I should make it clear, though, that you have to work for many years before you reach that level. Our colleague George Massenburg once said, “You have to work for seven years in this business before you can call yourself a beginner.”
That is not an exaggeration. I’m teaching students that the first ten years of their career is when they’re planting roots and establishing themselves in this business. If they’re an Engineer, a Mixer or a Record Producer, they can expect to have those roots planted by the time they’re in their early 30s, and they can expect to achieve the peak of their success in their early 40s.
It’s a long haul. Think of it like being a Lawyer, a Politician, or a Doctor. Politicians and Lawyers don’t win their big cases or get elected to a big important office in their early 30s. It’s rare that something like that would happen. It’s in your 40s when you’ve finally been doing this long enough, and you’ve finally accumulated enough successes, that you’re now a big deal.
It’s like going on a long journey–the journey of their careers. When they leave Berklee, they’re tempted to think, “All right, I’m ready. I can go out there and I can start making records.”
I have to remind them that they’re just pulling onto the on-ramp. Once you get on, guess what? There’s a traffic jam. It’s going to move really slowly, so you have to have the patience to sit there in your car and make that slow, steady progress.
If you hang in there, the traffic will clear, and you’ll be able to go faster. You’ll make real progress because a lot of folks won’t be able to wait in that traffic, and they’ll pull off. Nothing stops pure persistence.
You start at $0 on some internships and will get minimum wage till you can actually start running sessions. Once that happens, I’d say you can look at $40k per year to start. As you get better and more responsibilities it goes up from there. Top Music Engineers can make 7 figures.
When I first started at A&R Studios, I remember hearing one of the owners say, “The sky’s the limit!” That’s true, but you’ve got to be really proactive. I’ll be honest with you. I’ve never made a lot of money, but I still have a great time and a great life. It’s about what your goal is and why you’re doing what you’re doing.

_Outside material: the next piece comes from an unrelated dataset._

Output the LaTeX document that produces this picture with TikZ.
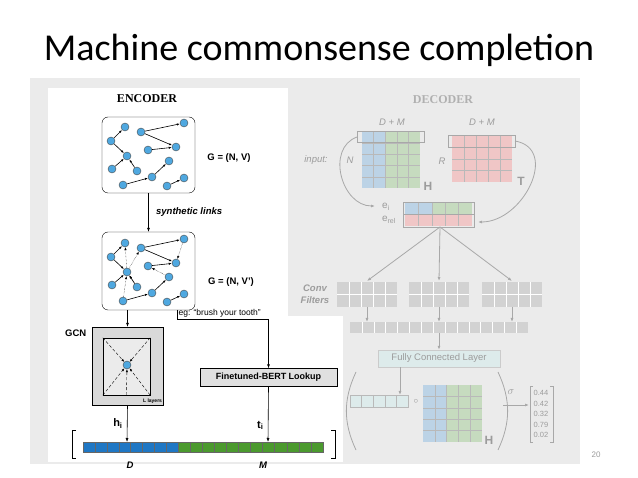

If you’re doing it because you love it, you’re going to do your best. If you’re doing it just to make a lot of money, you’re not going to do so well. The guy doing it because he loves it is going to get the next gig. You’re not. You might make your money for that particular job because you’re going after the money, and that’s not to say there’s anything wrong with making money, but I don’t believe that should be your primary purpose.
Let’s say you hook up with a band and get in on the ground level. Maybe you do live sound with them. They become popular and want to record a live album–you get a piece of that record. The odds are like winning the lotto, but there is a chance where you can make some money.
There’s no real salary. If you get a job at a TV station, you’re going to join the union and make whatever the union rate is. It’s not crazy good money, but it’s consistent. I don’t know what the rates are these days.
I worked in a TV studio one day and didn’t like it at all. The union attitude was a big turn off. As soon as I got there, they said, “It’s time for lunch.” Then after three hours at like three o’clock, they said, “Okay, we’re going home now.” I was ready to work. It’s got its limitations, but it works for some people.
You can also teach. In a way, you have to come up with your own gig because of the way the music business has changed. You have to make your own opportunities.